Sun Microsystems is launching the second of its systems powered by its multicore UltraSPARC T1 processor and has taped out the chips successor, which is due to appear in systems in the second half of 2007.
The Santa Clara, Calif., company released the first of the systems—the Sun Fire T2000—in November and said the T1000 would follow in a few months. The system is generally available now, according to Fadi Azhari, director of outbound marketing with Suns Scalable Systems Group, with a starting price of $3,245.
The T1 chip is a key player in Suns push to revamp its server offerings. The processor offers up to eight cores, with each core running up to four instruction threads simultaneously.
Sun officials have targeted the processor—which offers high throughput and, at about 70 watts, low power consumption—at high-transaction and Web-based workloads, saying it enables the company to compete for business that it couldnt have before with its traditional UltraSPARC architecture.
However, critics and competitors have called the T1—formerly code-named Niagara—a niche player without wide appeal.
Azhari disagrees, pointing out a number of wins that Sun has had with the platform, including Sina.com, a Web portal in China that he said is replacing Dell servers with T1000 systems.
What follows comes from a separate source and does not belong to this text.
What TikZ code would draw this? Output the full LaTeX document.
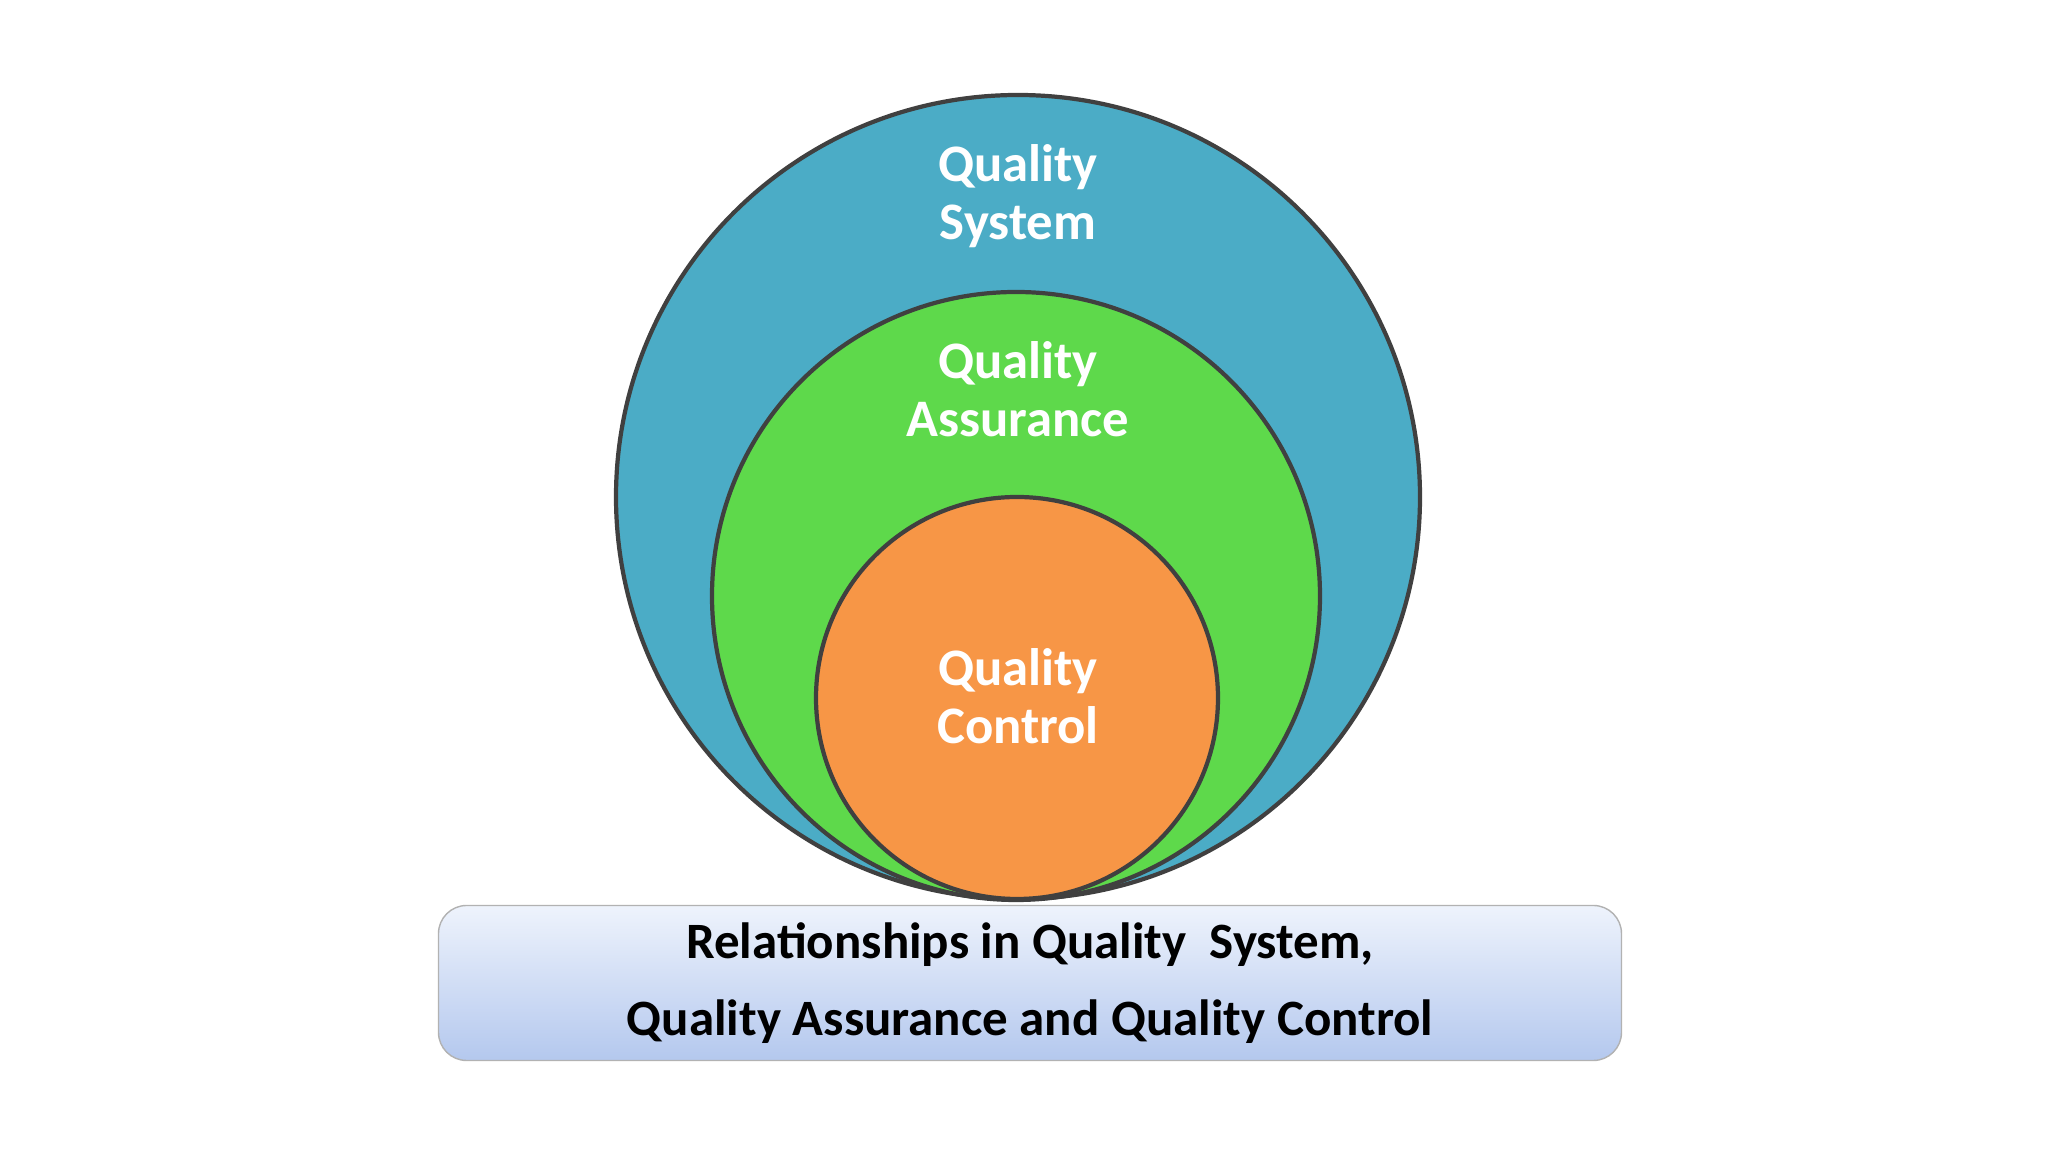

He also said Sun has seen success through its 60-day try-and-buy program. Sun has gotten more than 1,000 orders through the program, and about half of those have come from new customers.
Sun hopes to expand the customer base when systems running on Niagara II—now called the UltraSPARC T2—start appearing in 2007. The chip will double the number of threads—from 32 to 64—and double the performance of the current processor, Azhari said, and also will be used in multiple-processor systems, the company has said.
“The chip we taped out has a similar architecture to the current chip,” said Paul Durzan, group marketing manager for Niagara products.
Taping out the chip means that Sun has sent the initial design of the T2 to its manufacturer, Texas Instruments. The chip will be taped out several times before its ready for final production, Azhari said.
Sun is looking at the Niagara architecture and another processor due in 2008—code-named Rock—to help revive its server fortunes. In addition, the company is growing its family of “Galaxy” servers powered by Advanced Micro Devices Opteron chip to carve out business in the x86 server market.
Also, Sun is partnering with Fujitsu on a line of servers based on Fujitsus upcoming dual-core SPARC64 “Olympus” chip. The new server family, dubbed the Advanced Product Line, is due out later this year.
Despite the work in building out the Niagara and Rock offerings, Suns high-end server system group was the target last week of budget cuts, including the laying off of about 7 percent—or about 200—of its work force.